Cour d’appel de Paris, pôle 5, 1re ch., 14 décembre 2021, 20/12598 (M20210299)[3]
Polestar Holding AB et Polestar Performance AB, c. Automobile Citroën SA

(Confirmation TJ Paris, 3e ch. 1re sect., 4 juin 2020, 19/08639, M20200157, PIBD 2020, 1145, III-6, avec une note de C. Martin).

 

 

[1] Cass. com., 13 oct. 2021, Compagnie Méditerranéenne des Cafés SA c. Cafés Richard SA et al., 19-20.959 (B20210070 ; PIBD 2022, 1170, III-2, note de S. Lepoutre ; D IP/IT, 11, nov. 2021, p. 537, note de N. Maximin ; Propr. industr., févr. 2022, comm. 10, p. 60, P. Tréfigny) et Cass. com., 13 oct. 2021, Wolfberger - Cave coopérative vinicole d'Eguisheim SCA c. Cécile A et. al., 19-20.504 (M20210238 ; PIBD 2022, 1172, III-2 ; Gaz. Pal., 38, 2 nov. 2021, p. 36).

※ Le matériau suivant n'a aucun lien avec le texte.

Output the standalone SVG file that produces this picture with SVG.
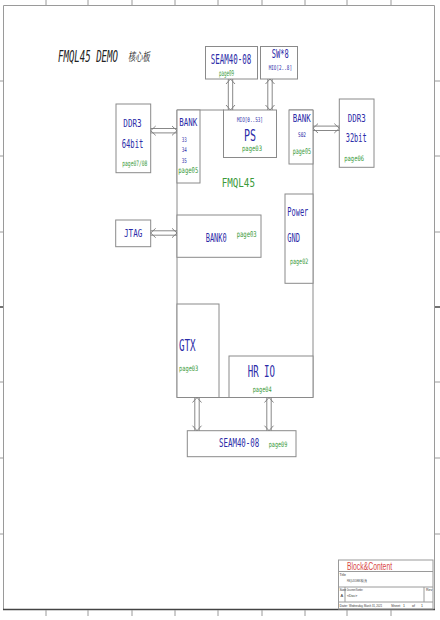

[2] Il s’agit de L. 713-3 du CPI tel que modifié par l’ordonnance n° 2019-1169 du 13 novembre 2019, qui a introduit de nouvelles dispositions relatives à l’atteinte à la marque de renommée, découlant de la transposition de l’article 10 § 2 c) de la directive (UE) 2015/2436 du 16 décembre 2015.

[3] La société Citroën a également introduit, devant l’EUIPO, des actions en nullité des deux marques de l’Union européenne de la société Polestar incriminées dans le présent litige pour atteinte à ses marques françaises de renommée, en invoquant l’antériorité de ses marques. Par décisions du 30 janvier 2020, la division d'annulation de l'EUIPO a rejeté ces demandes. Par décisions du 9 juillet 2021 (aff. R 502/2020-4 et R 504/2020), la Chambre de recours de l'EUIPO a rejeté les recours. La société Citroën a interjeté appel de ces décisions, les 22 et 28 septembre 2021, devant le Tribunal de l’Union européenne (aff. T-625/21 et T-608/21 pendantes).